In 2014, Russian forces occupied Crimea, a Ukrainian territory, seizing its government buildings and claiming the peninsula as their own. Russia continued to push forward, and Ukraine fought back. Eventually, cease-fire deals were negotiated in the form of the Minsk agreements. Time and time again, a deal was drawn up, agreed to, and violated by Russian forces. 

A bombed-out apartment building in a suburb of Kyiv | Credit: Courtesy

With little leverage, Ukraine was forced into worse and worse compromises to bring an end to the fighting.

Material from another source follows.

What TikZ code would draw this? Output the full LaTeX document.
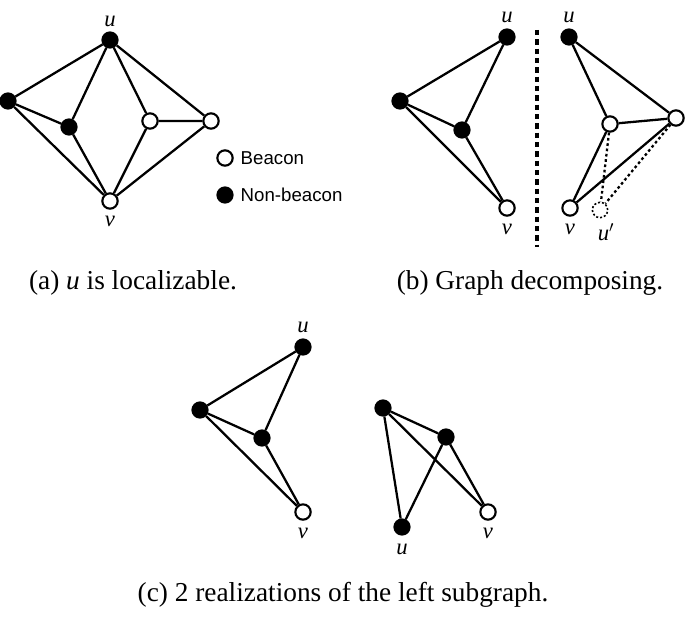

In 2022, Russia claimed that the Minsk agreements “no longer existed,” and launched its second offensive.

Taruta was in Santa Barbara when the most recent fighting began but still experienced the overwhelming loss that has characterized this war. “When you hear, ‘Oh, this person died,’ obviously it’s very horrible, but even the way they die is horrible,” she explained. 

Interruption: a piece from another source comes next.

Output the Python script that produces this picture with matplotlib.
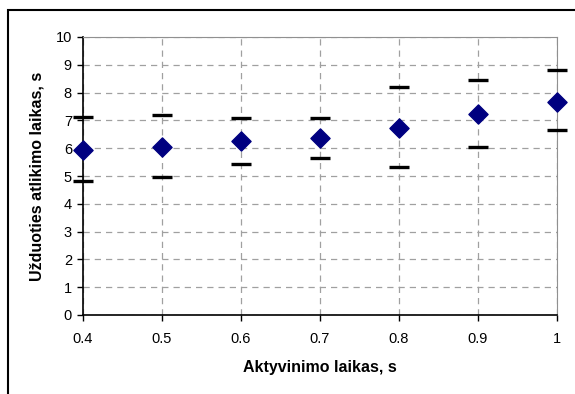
import numpy as np
import matplotlib
matplotlib.use("Agg")
import matplotlib.pyplot as plt
from matplotlib.patches import Rectangle

plt.rcParams['font.family'] = ['Liberation Sans', 'DejaVu Sans']

# activation time vs task time
act_time = [0.4, 0.5, 0.6, 0.7, 0.8, 0.9, 1.0]
mean_time = [5.95, 6.05, 6.25, 6.38, 6.71, 7.22, 7.67]
upper_time = [7.13, 7.19, 7.10, 7.09, 8.19, 8.44, 8.80]
lower_time = [4.82, 4.97, 5.43, 5.64, 5.33, 6.03, 6.64]

fig = plt.figure(figsize=(5.75, 3.94), dpi=100)
ax = fig.add_axes([83/575, 1-315/394, (557-83)/575, (315-37)/394])

# outer frame of the chart (right/bottom edges cut off)
fig.patches.append(Rectangle((8/575, -0.05), 1.2, 1-10/394+0.05, transform=fig.transFigure,
                             fill=False, edgecolor='black', linewidth=1.5))

ax.scatter(act_time, upper_time, marker='_', s=220, color='black', linewidths=2.4, zorder=3, clip_on=False)
ax.scatter(act_time, lower_time, marker='_', s=220, color='black', linewidths=2.4, zorder=3, clip_on=False)
ax.scatter(act_time, mean_time, marker='D', s=95, color='#000080', zorder=4, clip_on=False)

ax.set_xlim(0.4, 1.0)
ax.set_ylim(0, 10)
ax.set_xticks(act_time)
ax.set_xticklabels(['0.4', '0.5', '0.6', '0.7', '0.8', '0.9', '1'])
ax.set_yticks(range(11))
ax.grid(True, color='#a0a0a0', linestyle=(0, (5, 4)), linewidth=0.9)
ax.set_axisbelow(True)

ax.spines['top'].set_color('#909090')
ax.spines['right'].set_color('#909090')
ax.spines['left'].set_linewidth(1.2)
ax.spines['bottom'].set_linewidth(1.2)
ax.tick_params(axis='both', direction='out', length=4, width=1, labelsize=10.5, pad=4)
ax.tick_params(axis='x', pad=8)

ax.set_xlabel('Aktyvinimo laikas, s', fontsize=11.5, fontweight='bold', labelpad=10)
ax.set_ylabel('Užduoties atlikimo laikas, s', fontsize=11.5, fontweight='bold', labelpad=8)

fig.savefig('out.png', dpi=100)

“My aunt lived in an apartment building, and Russians destroyed the whole thing. She was buried under that debris for months. No one could even get close because it was in occupied territory. Then, the Russians bulldozed the debris so no one can prove later the crimes that have been committed. And that’s only one city, one person.”

“Ukrainian people, we are very tough, as Russia has learned,” Taruta said. “But now it’s all so demoralizing.”

The United States’ actions will be absolutely critical in determining the direction of this conflict, and its seat at every negotiating table is proof of that. President Trump has friendly ties to Russian President Vladimir Putin and a white-knuckled grip on resources critical to Ukraine’s wartime performance — both of which put the United States in an incredibly influential position. 

Following a fiery meeting in the White House last month that looked more like a mother berating her child than it did two foreign leaders talking about war and peace, Ukrainian President Volodymyr Zelenskyy has been pushed to accept less-than-ideal treatment from the United States in order to keep a steady influx of weapons, money, and intelligence from America to Ukraine. Without these resources, it would be exponentially harder for Ukraine to put up a fight.

“This is not a war of choice for us,” Taruta said. “If we cannot fight, there is no more Ukraine.”

Recent negotiations in Saudi Arabia have resulted in both Zelenskyy and Putin entering into separate agreements with Trump to “develop measures for implementing [an] agreement to ban strikes against energy facilities of Russia and Ukraine,” according to a March 25 briefing from the White House. The parties also agreed to cease fighting in the Black Sea, a vital and highly traveled commercial waterway.

Such international security agreements have existed for more than 30 years between the countries. In 1994, Ukraine surrendered its arsenal of nuclear weapons to Russia in exchange for security guarantees from Russia, the United States, and the United Kingdom. 

“This is why Ukrainians are so cautious about any peace talks,” Taruta explained. “We’ve seen peace with Russia before, but there are no guarantees even with a cease-fire that Russia will not attack again. We want lasting peace, and we’re not at the point where we want to sign just any deal.”

There is no logical reason for Putin to want peace, Taruta asserted. Russia is in a favorable position and pressing its advantage, with the manpower and resources to keep fighting. This could force Ukraine into surrendering to a far worse deal down the road. With the United States’ support for Ukraine ebbing and flowing under the Trump administration, what life will look like for the millions of Ukrainians living at home and abroad remains unclear.

“I think that countries with the same values of freedom, of democracy, should stick together,” Taruta said. “I haven’t had a single reason to doubt these values in Santa Barbara, but I’m not so sure now nationally.”

“We all want our kids to have a prosperous democracy,” she concluded. “That’s what we’re fighting for.”